Mention the words "wireless Internet" to anyone developing a Web strategy, and it's as if you had shouted "free beer" at a fraternity party. There's an outright giddy enthusiasm about the business opportunities that will arise as millions of Americans use cell-phones or other wireless devices to go online anytime. Look at Asia and Scandinavia, where wireless Internet use is the highest, the argument goes. Then imagine what could happen if the usage patterns in those regions were grafted onto the huge U.S. economy.
Consultants predict that revenue from wireless e-commerce in North America will soar from an insignificant base this year to $32 billion or more by 2004. Already it's impossible to read a newspaper, watch TV, or zip through the morning's email messages without confronting ebullient ads meant to drum up that growth. Sprint PCS, for example, has been buying full-page ads in the New York Times, showing office courtyards illustrated with black circles drawn around the unexpected places that people could use Sprint's wireless-Web connections. "Want to make your business more productive?" the ad reads. "Take your office with you."
Wireless-Web technology, like all great Internet breakthroughs, is surrounded by hype: roughly two-thirds sense and one-third nonsense. Companies such as Amazon.com, Microsoft, and Yahoo! are putting some of their brightest people to work on wireless-Web projects, on the belief that wireless technology will ultimately become a vital new way to use the Internet. Early consumer response is promising, they say. But there are also plenty of snags, unresolved issues, and -- most important of all -- signs that more than a few of the initial ideas about wireless-Web usage are just not going to pan out.

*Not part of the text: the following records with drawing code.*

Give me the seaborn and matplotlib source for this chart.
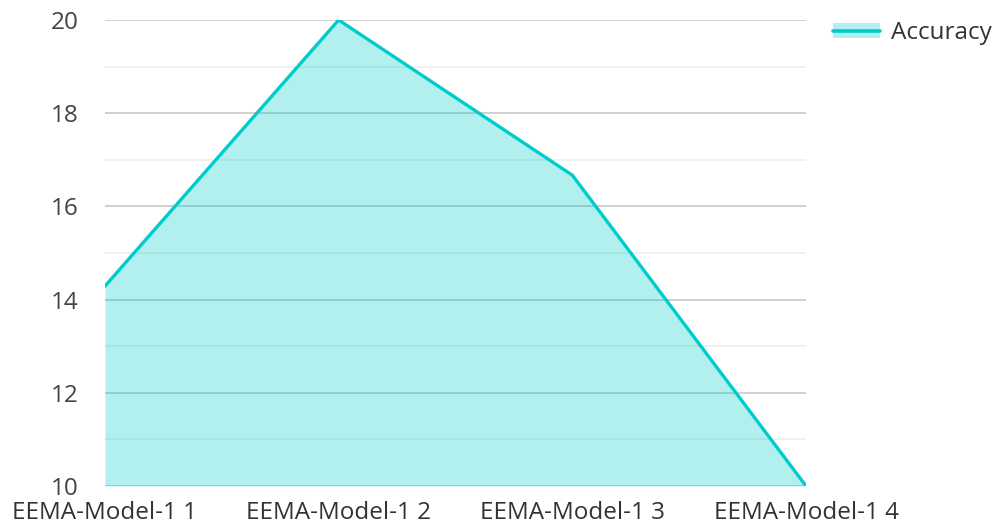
import matplotlib
matplotlib.use("Agg")
import matplotlib.pyplot as plt
import seaborn as sns
import pandas as pd
from matplotlib.lines import Line2D
from matplotlib.patches import Patch
from matplotlib.ticker import MultipleLocator

models = ["EEMA-Model-1 1", "EEMA-Model-1 2", "EEMA-Model-1 3", "EEMA-Model-1 4"]
accuracy = [14.29, 20.0, 16.67, 10.0]
y_ticks = [10, 12, 14, 16, 18, 20]

teal = "#00cccc"

sns.set_style("white")
plt.rcParams['font.family'] = ['Open Sans', 'DejaVu Sans']

df = pd.DataFrame({"model": models, "accuracy": accuracy, "pos": range(len(models))})

fig = plt.figure(figsize=(9.97, 5.26), dpi=100)
ax = fig.add_axes([105 / 997, 1 - 486 / 526, (806 - 105) / 997, (486 - 20) / 526])

# area under the line, grid stays visible through it
ax.fill_between(df["pos"], df["accuracy"], 10, color=teal, alpha=0.3, linewidth=0, zorder=2)
sns.lineplot(data=df, x="pos", y="accuracy", color=teal, linewidth=2.4, ax=ax, zorder=3)

ax.set_xlim(0, len(models) - 1)
ax.set_ylim(10, 20)
ax.set_xticks(df["pos"])
ax.set_xticklabels(models)
ax.set_yticks(y_ticks)
ax.yaxis.set_minor_locator(MultipleLocator(1))
ax.grid(which="major", axis="y", color="#c8c8c8", linewidth=1.2, zorder=1)
ax.grid(which="minor", axis="y", color="#eeeeee", linewidth=1.2, zorder=1)
ax.set_axisbelow(True)
ax.set_xlabel("")
ax.set_ylabel("")
for s in ax.spines.values():
    s.set_visible(False)

ax.tick_params(axis="y", which="both", length=0, pad=19, labelsize=17.5, labelcolor="#444444")
ax.tick_params(axis="x", which="both", length=0, pad=11, labelsize=17.5, labelcolor="#333333")

handle = (Patch(facecolor=teal, alpha=0.3, edgecolor="none"), Line2D([], [], color=teal, linewidth=2.6))
fig.legend([handle], ["Accuracy"], loc="center left", bbox_to_anchor=(833 / 997, 1 - 33 / 526),
           frameon=False, borderpad=0, borderaxespad=0, handlelength=1.95, handleheight=0.6,
           handletextpad=0.45, fontsize=17.5, labelcolor="#333333")

fig.savefig("out.png", dpi=100)
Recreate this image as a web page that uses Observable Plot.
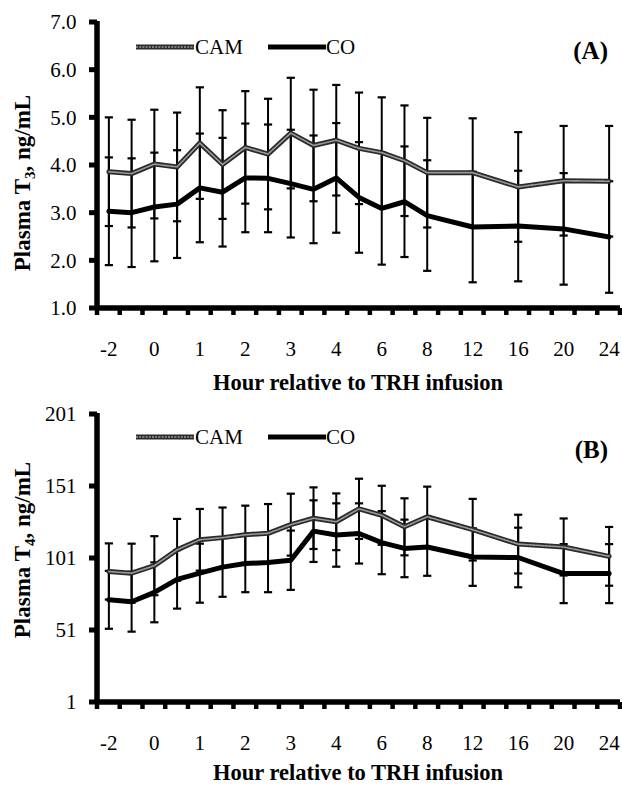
<!DOCTYPE html>
<html><head><meta charset="utf-8">
<script src="https://cdn.jsdelivr.net/npm/d3@7"></script>
<script src="https://cdn.jsdelivr.net/npm/@observablehq/plot@0.6"></script>
<style>
body{margin:0;background:#fff;}
#chart{width:622px;}
svg{display:block;overflow:visible;}
</style></head><body><div id="chart"></div>
<script>
// Category axis (hours relative to TRH infusion); every other category is labelled
const hours = ["-2","-1","0","0.5","1","1.5","2","2.5","3","3.5","4","5","6","7","8","10","12","14","16","18","20","22","24"];
const seriesNames = ["CAM", "CO"];

// Panel A: plasma T3 (ng/mL), mean and error (null = no sample)
const t3CAM    = [3.87,3.83,4.03,3.97,4.47,4.02,4.38,4.24,4.68,4.42,4.53,4.36,4.27,4.10,3.85,null,3.85,null,3.55,null,3.68,null,3.67];
const t3CO     = [3.04,3.01,3.13,3.19,3.53,3.44,3.74,3.73,3.62,3.50,3.74,3.33,3.10,3.24,2.95,null,2.71,null,2.73,null,2.67,null,2.50];
const t3CAMerr = [1.14,1.13,1.14,1.14,1.17,1.14,1.18,1.16,1.16,1.17,1.16,1.17,1.16,1.16,1.15,null,1.14,null,1.15,null,1.15,null,1.16];
const t3COerr  = [1.13,1.14,1.14,1.13,1.14,1.14,1.14,1.13,1.13,1.13,1.15,1.16,1.18,1.16,1.16,null,1.16,null,1.16,null,1.17,null,1.17];
const t3Ticks  = [1,2,3,4,5,6,7];

// Panel B: plasma T4 (ng/mL)
const t4CAM    = [92,90.8,96,107,114,115.5,117.5,118.5,124.5,129,126.5,135.5,131,123,130,null,121,null,111,null,109,null,102.5];
const t4CO     = [72.3,71,77.5,86.5,90.8,95,97.5,98.2,99.8,120,117.3,118.4,112,108,109,null,102,null,101.7,null,90.5,null,90.5];
const t4CAMerr = [19.5,20.5,20.5,21.5,21.4,20.9,20.2,20.3,21.5,21.4,19.7,20.9,20.5,19.8,20.9,null,21.4,null,20.4,null,19.8,null,20.4];
const t4COerr  = [20.1,20.8,20.8,20.3,20.5,20.6,19.9,20.6,20.6,21.4,22,20.9,21.9,20,20,null,20,null,20.7,null,20.5,null,20.5];
const t4Ticks  = [1,51,101,151,201];

const FONT = "'Liberation Serif','Times New Roman',serif";

function panel(cfg) {
  const rows = hours.map((h, i) => ({i, h, cam: cfg.cam[i], co: cfg.co[i], camErr: cfg.camErr[i], coErr: cfg.coErr[i]}))
                    .filter(d => d.cam != null);
  const bars = rows.flatMap(d => [{i: d.i, y: d.cam, e: d.camErr}, {i: d.i, y: d.co, e: d.coErr}]);
  const cap = 0.18;
  const y0 = cfg.ticks[0], y1 = cfg.ticks[cfg.ticks.length - 1];
  const xl = -0.5, xr = hours.length - 0.5;
  const chart = Plot.plot({
    width: 622, height: cfg.height,
    marginLeft: 97, marginRight: 2, marginTop: cfg.marginTop, marginBottom: cfg.marginBottom,
    style: {fontFamily: FONT, fontSize: "21px", color: "#000", background: "#fff", overflow: "visible"},
    x: {type: "linear", domain: [xl, xr]},
    y: {domain: [y0, y1]},
    marks: [
      // error bars
      Plot.link(bars, {x1: "i", x2: "i", y1: d => d.y - d.e, y2: d => d.y + d.e, stroke: "#000", strokeWidth: 2}),
      Plot.link(bars, {y1: d => d.y + d.e, y2: d => d.y + d.e, x1: d => d.i - cap, x2: d => d.i + cap, stroke: "#000", strokeWidth: 2.2}),
      Plot.link(bars, {y1: d => d.y - d.e, y2: d => d.y - d.e, x1: d => d.i - cap, x2: d => d.i + cap, stroke: "#000", strokeWidth: 2.2}),
      // series lines
      Plot.line(rows, {x: "i", y: "co", stroke: "#000", strokeWidth: 5, strokeLinejoin: "round"}),
      Plot.line(rows, {x: "i", y: "cam", stroke: "#2a2a2a", strokeWidth: 5, strokeLinejoin: "round"}),
      Plot.line(rows, {x: "i", y: "cam", stroke: "#9a9a9a", strokeWidth: 1.6, strokeDasharray: "2 1.2"}),
      Plot.axisY({ticks: cfg.ticks, tickFormat: cfg.format, tickSize: 0, tickPadding: 21, label: null}),
      Plot.axisX({ticks: d3.range(0, hours.length, 2), tickSize: 0, tickPadding: 33, tickFormat: i => hours[i], label: null})
    ]
  });
  const svg = d3.select(chart);
  const xs = chart.scale("x"), ys = chart.scale("y");
  // heavy axis lines and short outward ticks, positioned through the plot's scales
  const ax = svg.append("g").attr("stroke", "#000");
  const px0 = xs.apply(xl), px1 = xs.apply(xr), py0 = ys.apply(y0), py1 = ys.apply(y1);
  ax.append("line").attr("x1", px0).attr("x2", px0).attr("y1", py0 + 2).attr("y2", py1 - 1).attr("stroke-width", 5.5);
  ax.append("line").attr("x1", px0 - 2).attr("x2", px1).attr("y1", py0).attr("y2", py0).attr("stroke-width", 5.5);
  cfg.ticks.forEach(t => {
    const y = ys.apply(t);
    ax.append("line").attr("x1", px0 - 8).attr("x2", px0).attr("y1", y).attr("y2", y).attr("stroke-width", 5);
  });
  d3.range(xl, xr + 0.01, 1).forEach(v => {
    const x = xs.apply(v);
    ax.append("line").attr("x1", x).attr("x2", x).attr("y1", py0).attr("y2", py0 + 7).attr("stroke-width", 4.5);
  });
  // y-axis title with subscript
  const yt = svg.append("text")
    .attr("transform", `translate(30,${cfg.yTitleY}) rotate(-90)`)
    .attr("text-anchor", "middle").attr("font-family", FONT).attr("font-weight", "bold").attr("font-size", 23).attr("fill", "#000");
  yt.append("tspan").text("Plasma T");
  yt.append("tspan").attr("font-size", 15).attr("dy", 5).text(cfg.sub);
  yt.append("tspan").attr("dy", -5).text(", ng/mL");
  // x-axis title
  svg.append("text").attr("x", 358).attr("y", cfg.xTitleY)
    .attr("text-anchor", "middle").attr("font-family", FONT).attr("font-weight", "bold").attr("font-size", 22.5).attr("fill", "#000")
    .text("Hour relative to TRH infusion");
  // legend
  const ly = cfg.legendY;
  const lg = svg.append("g").attr("font-family", FONT).attr("font-size", 21).attr("fill", "#000").attr("text-anchor", "start");
  lg.append("line").attr("x1", 136).attr("x2", 194).attr("y1", ly).attr("y2", ly).attr("stroke", "#2a2a2a").attr("stroke-width", 5);
  lg.append("line").attr("x1", 136).attr("x2", 194).attr("y1", ly).attr("y2", ly).attr("stroke", "#9a9a9a").attr("stroke-width", 1.6).attr("stroke-dasharray", "2 1.2");
  lg.append("text").attr("x", 195).attr("y", ly + 7).text(seriesNames[0]);
  lg.append("line").attr("x1", 268).attr("x2", 326).attr("y1", ly).attr("y2", ly).attr("stroke", "#000").attr("stroke-width", 5);
  lg.append("text").attr("x", 326).attr("y", ly + 7).text(seriesNames[1]);
  // panel tag
  svg.append("text").attr("x", 608).attr("y", cfg.tagY).attr("text-anchor", "end")
    .attr("font-family", FONT).attr("font-weight", "bold").attr("font-size", 25).attr("fill", "#000").text(cfg.tag);
  return chart;
}

const root = document.getElementById("chart");
root.appendChild(panel({
  cam: t3CAM, co: t3CO, camErr: t3CAMerr, coErr: t3COerr, ticks: t3Ticks, format: d3.format(".1f"), sub: "3",
  height: 395, marginTop: 22, marginBottom: 87, yTitleY: 183, xTitleY: 390, legendY: 47, tagY: 59, tag: "(A)"
}));
root.appendChild(panel({
  cam: t4CAM, co: t4CO, camErr: t4CAMerr, coErr: t4COerr, ticks: t4Ticks, format: d => String(d), sub: "4",
  height: 390, marginTop: 19, marginBottom: 83, yTitleY: 155, xTitleY: 385, legendY: 42, tagY: 63, tag: "(B)"
}));
</script>
</body></html>
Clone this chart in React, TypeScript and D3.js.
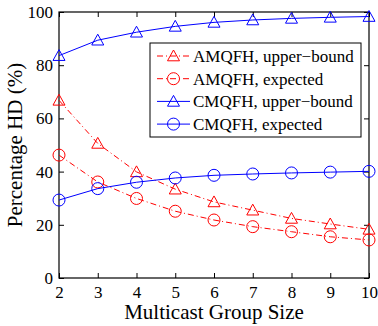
import { useEffect, useRef } from "react";
import * as d3 from "d3";

const groupSizes = [2, 3, 4, 5, 6, 7, 8, 9, 10];
const amqfhUpper = [66.8, 50.6, 39.9, 33.4, 28.6, 25.5, 22.4, 20.3, 18.3];
const amqfhExpected = [46.2, 36.1, 29.9, 25.1, 21.8, 19.3, 17.4, 15.5, 14.3];
const cmqfhUpper = [83.6, 89.4, 92.4, 94.6, 96.1, 97.0, 97.6, 98.0, 98.3];
const cmqfhExpected = [29.3, 33.6, 36.0, 37.6, 38.6, 39.1, 39.5, 39.8, 40.1];
const yTicks = [0, 20, 40, 60, 80, 100];

const series = [
  { name: "AMQFH, upper\u2212bound", values: amqfhUpper, color: "#ff0000", marker: "triangle", dash: "6,3,1,3" },
  { name: "AMQFH, expected", values: amqfhExpected, color: "#ff0000", marker: "circle", dash: "6,3,1,3" },
  { name: "CMQFH, upper\u2212bound", values: cmqfhUpper, color: "#0000ff", marker: "triangle", dash: null },
  { name: "CMQFH, expected", values: cmqfhExpected, color: "#0000ff", marker: "circle", dash: null },
];

const W = 378, H = 326;
const m = { left: 59, right: 9, top: 12, bottom: 48 };

export default function App() {
  const ref = useRef<SVGSVGElement>(null);

  useEffect(() => {
    const svg = d3.select(ref.current);
    svg.selectAll("*").remove();
    const font = "'Liberation Serif', 'Times New Roman', serif";

    const x = d3.scaleLinear().domain([2, 10]).range([m.left, W - m.right]);
    const y = d3.scaleLinear().domain([0, 100]).range([H - m.bottom, m.top]);

    const drawMarker = (g: any, kind: string, cx: number, cy: number, color: string) => {
      if (kind === "circle") {
        g.append("circle").attr("cx", cx).attr("cy", cy).attr("r", 6)
          .attr("fill", "none").attr("stroke", color).attr("stroke-width", 1);
      } else {
        const s = 6;
        g.append("path")
          .attr("d", `M${cx},${cy - s}L${cx + s},${cy + s * 0.8}L${cx - s},${cy + s * 0.8}Z`)
          .attr("fill", "none").attr("stroke", color).attr("stroke-width", 1);
      }
    };

    // axes
    const bottom = svg.append("g").attr("transform", `translate(0,${H - m.bottom})`)
      .call(d3.axisBottom(x).tickValues(groupSizes).tickSize(-5).tickPadding(8).tickFormat(d3.format("d")));
    const left = svg.append("g").attr("transform", `translate(${m.left},0)`)
      .call(d3.axisLeft(y).tickValues(yTicks).tickSize(-5).tickPadding(6));
    const top = svg.append("g").attr("transform", `translate(0,${m.top})`)
      .call(d3.axisTop(x).tickValues(groupSizes).tickSize(-5).tickFormat(() => ""));
    const right = svg.append("g").attr("transform", `translate(${W - m.right},0)`)
      .call(d3.axisRight(y).tickValues(yTicks).tickSize(-5).tickFormat(() => ""));
    [bottom, left, top, right].forEach((a) => {
      a.select(".domain").remove();
      a.selectAll("line").attr("stroke", "#000");
      a.selectAll("text").attr("font-family", font).attr("font-size", 17).attr("fill", "#000");
    });

    svg.append("rect")
      .attr("x", m.left).attr("y", m.top)
      .attr("width", W - m.left - m.right).attr("height", H - m.top - m.bottom)
      .attr("fill", "none").attr("stroke", "#000").attr("stroke-width", 1.2);

    const line = d3.line<number>().x((_, i) => x(groupSizes[i])).y((d) => y(d));

    series.forEach((s) => {
      const g = svg.append("g");
      g.append("path").attr("d", line(s.values)).attr("fill", "none")
        .attr("stroke", s.color).attr("stroke-width", 1)
        .attr("stroke-dasharray", s.dash ?? null);
      s.values.forEach((v, i) => drawMarker(g, s.marker, x(groupSizes[i]), y(v), s.color));
    });

    // legend
    const lg = svg.append("g");
    lg.append("rect").attr("x", 150).attr("y", 43).attr("width", 211).attr("height", 94)
      .attr("fill", "#fff").attr("stroke", "#000").attr("stroke-width", 1);
    series.forEach((s, i) => {
      const ly = 56 + i * 22.7;
      lg.append("line").attr("x1", 157).attr("x2", 190).attr("y1", ly).attr("y2", ly)
        .attr("stroke", s.color).attr("stroke-width", 1).attr("stroke-dasharray", s.dash ?? null);
      drawMarker(lg, s.marker, 173.5, ly, s.color);
      lg.append("text").attr("x", 193).attr("y", ly + 6).text(s.name)
        .attr("font-family", font).attr("font-size", 17);
    });

    svg.append("text").attr("x", (m.left + W - m.right) / 2).attr("y", 319)
      .attr("text-anchor", "middle").attr("font-family", font).attr("font-size", 21)
      .text("Multicast Group Size");
    svg.append("text").attr("transform", `translate(22,${(m.top + H - m.bottom) / 2}) rotate(-90)`)
      .attr("text-anchor", "middle").attr("font-family", font).attr("font-size", 21)
      .text("Percentage HD (%)");
  }, []);

  return (
    <svg ref={ref} width={W} height={H} style={{ position: "absolute", left: 0, top: 0, background: "#fff" }} />
  );
}
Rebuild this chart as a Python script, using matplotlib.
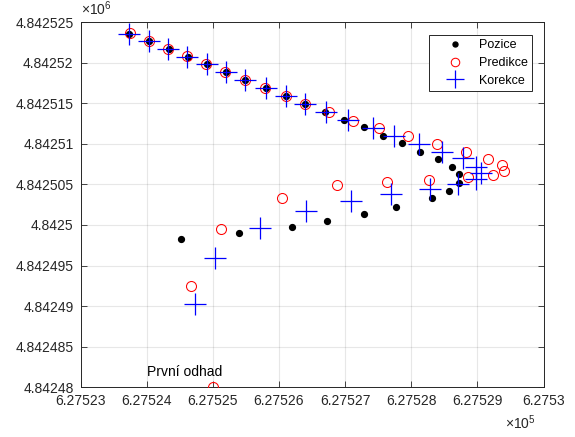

Haven't we seen this before? Just two years ago, prospects for dotcom retailing seemed so dazzling that every venture capitalist wanted to finance a dozen deals. Everyone that owned a funky domain name thought that they owned a million-dollar property. Every company that said it was going to start selling its merchandise over the Web could watch its stock soar. That all-out mania concealed a lot of sloppy thinking. As real as the potential was for consumer-oriented e-commerce, the opportunities weren't limitless. And all the basics of sound retailing -- inventory management, gross margins, customer service -- still mattered. Companies that understood this went on to thrive; those that didn't soon lost their allure and often ended up busted.
In the wireless world, Internet enthusiasts understandably are excited about the many implications of being connected anywhere at any time -- be it at a restaurant, in a car, or at the beach. Yet they tend to gloss over the severe limits of today's devices -- which even future improvements aren't likely to eliminate. Small screens make it impossible to display much data at once, which forces users to scroll down endlessly. And tiny keyboards turn even the most rudimentary amount of typing into an unpleasant chore.
Those drawbacks mean that the wireless Web is best suited for quick, urgent tasks -- not for wide-ranging projects that require 30 minutes online. "What you really want are tasks with an imbalance of input and output," says Terrell Jones, 52, CEO and president of Travelocity.com Inc., the Dallas/Ft. Worth - based online travel service. "You put in a little amount of data, and you get back a lot." Jones says that he likes to use a Web-enabled cell-phone to check plane flights, stock quotes, and movie listings. All those uses meet his criteria. But many of his other Internet-related activities just don't transfer to a wireless setting.
Similar distinctions are likely to emerge in wireless e-commerce -- which wireless-Web enthusiasts right now see as a can't-miss area. Seattle-based Amazon.com, the leading retailer on the Internet, has been trying its hand at wireless commerce since late 1999, both via cell-phones and handheld personal digital assistants (PDAs) such as Palm or Handspring devices. Amazon's guarded enthusiasm is instructive for anyone who has big dreams of booking orders over the Web.
"Over time, it's going to be a tremendous new channel," says Nayeem Islam, 37, the general manager of Amazon Anywhere. "But getting the user interface right is quite a challenging task. There just isn't that much screen real estate." To save space, especially on cell-phone display screens, Amazon leaves out product photos and detailed reviews, which have helped the company earn its cachet for great service among desktop-Internet users. Instead, users get a bare-bones listing and must click to access more information.
So far, Islam says, Amazon's wireless orders have tended to tilt heavily toward gifts and impulse purchases. That's fine, but it means that Amazon isn't getting the big 15-item orders that come from desktop users who are willing to spend 20 minutes doing some serious shopping. As a result, Islam says, the average wireless order is smaller than its desktop counterpart. He won't say by how much.